Read our editorial on the significance of strikes here.
On February 4, 3,800 meatpacking workers at a JBS plant in Greeley, Colorado voted 99% in favor of authorizing a strike. The workers, represented by the United Food and Commercial Workers International Union (UFCW) Local 7, have been working under an extended contract for seven months since the previous contract expired last July and the meat processing monopoly has stalled negotiations.
According to the union, workers voted to strike in protest of JBS’s unfair labor practices during contract negotiations, including the firing of union workers and threats to cut bonuses and pension payments for workers who go on strike.
Workers are demanding a contract that ensures higher wages and safe working conditions. The company is currently offering a meager ¢60 increase in wages the first year and ¢30 increases in the second and third years of the contract, amounting to significant real wage decreases when accounting for inflation and rising cost of living.
At the same time, JBS is cutting work hours and speeding up production lines, increasing safety risks in an industry leading in rates of repetitive motion injuries. Local 7 President Kim Cordova told local monopoly media that the processing speed at the plant has surged from 390 to 420 animals per hour, as workers are forced to do five days worth of work in four days.

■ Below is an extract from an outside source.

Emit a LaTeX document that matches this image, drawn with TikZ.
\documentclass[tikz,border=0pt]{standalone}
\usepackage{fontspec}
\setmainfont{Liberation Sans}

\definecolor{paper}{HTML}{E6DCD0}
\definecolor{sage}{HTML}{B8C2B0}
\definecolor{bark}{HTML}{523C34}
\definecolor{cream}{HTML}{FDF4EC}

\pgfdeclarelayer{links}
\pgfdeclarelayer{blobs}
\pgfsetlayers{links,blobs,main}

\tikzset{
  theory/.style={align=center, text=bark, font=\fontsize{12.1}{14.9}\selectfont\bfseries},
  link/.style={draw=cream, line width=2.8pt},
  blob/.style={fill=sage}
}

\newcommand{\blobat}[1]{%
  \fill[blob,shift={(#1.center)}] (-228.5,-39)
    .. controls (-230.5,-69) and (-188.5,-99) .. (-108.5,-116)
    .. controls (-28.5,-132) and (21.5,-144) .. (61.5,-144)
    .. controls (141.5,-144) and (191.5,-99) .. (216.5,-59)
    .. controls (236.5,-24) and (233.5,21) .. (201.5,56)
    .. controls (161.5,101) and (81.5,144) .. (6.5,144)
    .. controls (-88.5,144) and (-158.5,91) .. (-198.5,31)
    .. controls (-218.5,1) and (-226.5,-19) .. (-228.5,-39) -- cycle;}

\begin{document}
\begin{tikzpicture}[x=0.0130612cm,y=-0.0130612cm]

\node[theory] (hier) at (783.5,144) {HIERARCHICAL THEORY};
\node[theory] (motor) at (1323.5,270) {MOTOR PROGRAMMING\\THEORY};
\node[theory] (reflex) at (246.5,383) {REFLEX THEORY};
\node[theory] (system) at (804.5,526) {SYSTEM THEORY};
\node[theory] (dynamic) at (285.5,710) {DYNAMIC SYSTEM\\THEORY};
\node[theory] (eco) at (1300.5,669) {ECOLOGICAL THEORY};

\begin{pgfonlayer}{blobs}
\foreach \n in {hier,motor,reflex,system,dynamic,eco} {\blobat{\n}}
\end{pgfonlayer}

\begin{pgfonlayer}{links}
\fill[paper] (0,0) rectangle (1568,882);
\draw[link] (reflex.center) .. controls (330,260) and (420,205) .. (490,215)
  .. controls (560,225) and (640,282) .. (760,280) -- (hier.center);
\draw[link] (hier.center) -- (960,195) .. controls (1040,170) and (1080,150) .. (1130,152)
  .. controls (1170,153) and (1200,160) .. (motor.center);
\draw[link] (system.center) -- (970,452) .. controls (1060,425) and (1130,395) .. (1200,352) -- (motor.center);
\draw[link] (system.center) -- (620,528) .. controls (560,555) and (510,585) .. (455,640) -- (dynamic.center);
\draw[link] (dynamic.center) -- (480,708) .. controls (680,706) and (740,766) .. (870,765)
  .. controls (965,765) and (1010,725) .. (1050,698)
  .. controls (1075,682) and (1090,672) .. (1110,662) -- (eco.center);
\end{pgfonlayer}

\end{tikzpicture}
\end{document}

Union officials told local monopoly media that the union decided to hold the strike authorization vote after workers independently began to coordinate short wildcat actions at the plant, including slowing down production lines by letting beef slide past uncut and untrimmed. If the union submits a seven-day notice to end the contract extension and go on strike, this will be the first strike in the history of the Greeley plant – the largest beef slaughter plant in the US, according to the National Cattlemen’s Beef Association – and the first meatpacking worker strike in the country since the Hormel strike of the 1980s.
According to Cordova, 90% of workers at the Greeley plant are immigrants. Foreign born workers make up over 50% of the meatpacking sector’s workforce, as companies utilize them for cheap labor to maximize profitability and to increase competition, lowering wages among workers.
Last July, 200 workers at a JBS plant in Ottumwa, Iowa were fired and left to self-deport after the Trump administration revoked the Biden-era CHNV (Cubans, Haitians, Nicaraguans, and Venezuelans) parole program in June.
At the Greeley plant, 1,200 workers are Haitian immigrants with temporary protected status (TPS) – the Trump administration has pushed to revoke this status, while this move was blocked by a federal judge earlier this month. According to a lawsuit filed against JBS last December, the Haitian TPS workers are allocated to the night shifts at the Greeley plant, where production speeds go up to 440 animals an hour, and are not covered by the union contract nor workers’ compensation. According to the lawsuit, despite company ads promising employer housing, the workers have also been forced to pay high recruitment fees and rent out of their wages, while they are crammed into one bedroom apartments with 11 other workers, often without running water, heat, and electricity.